Basic Migration Command

cbcopy --source-host=<source_host> \
--source-port=<source_port> \
--source-user=<source_user> \
--dest-host=<dest_host> \
--dest-port=<dest_port> \
--dest-user=<dest_user> \
[additional_options]

Migration Modes

cbcopy supports several migration modes:

  1. Full Migration (--full)

    • Migrates all metadata and data from source to target
  2. Database Migration (--dbname)

    • Migrates specific database(s)
    cbcopy --dbname="database1,database2" [other_options]
  3. Schema Migration (--schema)

    • Migrates specific schema(s)
    cbcopy --schema="database.schema1,database.schema2" [other_options]
  4. Table Migration (--include-table)

    • Migrates specific table(s)
    cbcopy --include-table="database.schema.table1,database.schema.table2" [other_options]

Data Loading Options

  1. Append Mode (--append)

    • Inserts migrated records into existing tables
    • Use when you want to preserve existing data
  2. Truncate Mode (--truncate)

    • Clears existing records before inserting migrated data
    • Use when you want to replace existing data
    cbcopy --truncate [other_options]

Handling Dependencies

Global Objects

For tables depending on global objects (e.g., tablespaces):

  1. Use --with-global-metadata to automatically create these objects
  2. Or manually create them before migration:
    CREATE TABLESPACE custom_tablespace LOCATION '/path/to/tablespace';

Role Management

To change table ownership during migration:

  1. Create target roles in the target database
  2. Use --owner-mapping-file to specify role mappings:
    source_role1,target_role1
    source_role2,target_role2

Tablespace Management

Three options for handling tablespaces:

  1. Default Mode

    • Objects created in same tablespace names as source
    • Use --with-global-metadata or manually create tablespaces
  2. Single Target Tablespace (--dest-tablespace)

    cbcopy --dest-tablespace=new_space [other_options]
  3. Tablespace Mapping (--tablespace-mapping-file)

    source_tablespace1,target_tablespace1
    source_tablespace2,target_tablespace2

Performance Optimization

  1. Parallel Jobs

    • Control concurrent table copies with --copy-jobs
    cbcopy --copy-jobs=8 [other_options]
  2. Copy Strategies cbcopy automatically selects the optimal strategy based on table size:

    • Copy On Coordinator: For small tables
    • Copy On Segment: For large tables with matching cluster configurations
    • Copy on External Table: For other cases

Migration Validation

cbcopy performs automatic validation by comparing row counts between source and target.

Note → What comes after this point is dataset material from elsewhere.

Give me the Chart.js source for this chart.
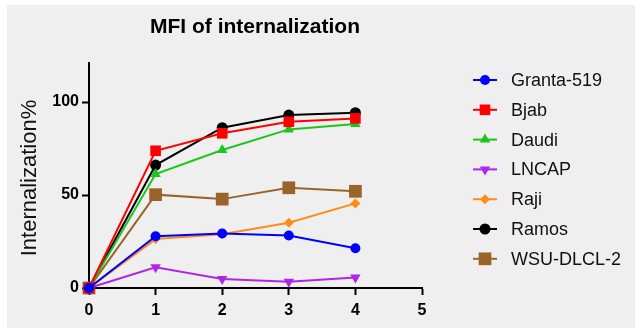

Failed migrations are logged in:

  • $USER/gpAdminLogs/cbcopy_succeed_$timestamp
  • $USER/gpAdminLogs/cbcopy_failed_$timestamp

For retry attempts, use:

cbcopy --exclude-table-file=cbcopy_succeed_$timestamp [other_options]

Example Scenarios

Scenario 1: Cloudberry 1.6 to 2.0 Upgrade

# Step 1: Migrate metadata
cbcopy --source-host=127.0.0.1 \
--source-port=15432 \
--source-user=gpadmin \
--dest-host=127.0.0.1 \
--dest-port=25432 \
--dest-user=gpadmin \
--full \
--metadata-only

# Step 2: Migrate data
cbcopy --source-host=127.0.0.1 \
--source-port=15432 \
--source-user=gpadmin \
--dest-host=127.0.0.1 \
--dest-port=25432 \
--dest-user=gpadmin \
--full \
--data-only \
--truncate

Scenario 2: Greenplum 6.x/7.x to Cloudberry 2.0 Migration

# Step 1: Migrate metadata with global objects
cbcopy --source-host=127.0.0.1 \
--source-port=15432 \
--source-user=gpadmin \
--dest-host=127.0.0.1 \
--dest-port=25432 \
--dest-user=gpadmin \
--full \
--metadata-only \
--with-global-metadata

# Step 2: Migrate data
cbcopy --source-host=127.0.0.1 \
--source-port=15432 \
--source-user=gpadmin \
--dest-host=127.0.0.1 \
--dest-port=25432 \
--dest-user=gpadmin \
--full \
--data-only \
--truncate \
--copy-jobs=8

Troubleshooting

  1. Failed Migrations

    • Check $USER/gpAdminLogs/cbcopy_$timestamp.log for detailed error messages
    • Use the success/failure files to retry failed migrations
  2. Common Issues

    • Ensure all required tablespaces exist in target database
    • Verify network connectivity between source and target
    • Check user permissions on both databases
    • Ensure sufficient disk space on both clusters

Additional Resources

备注

cbcopy is contributed by community members; however, please note that it is not maintained as an official Cloudberry project yet.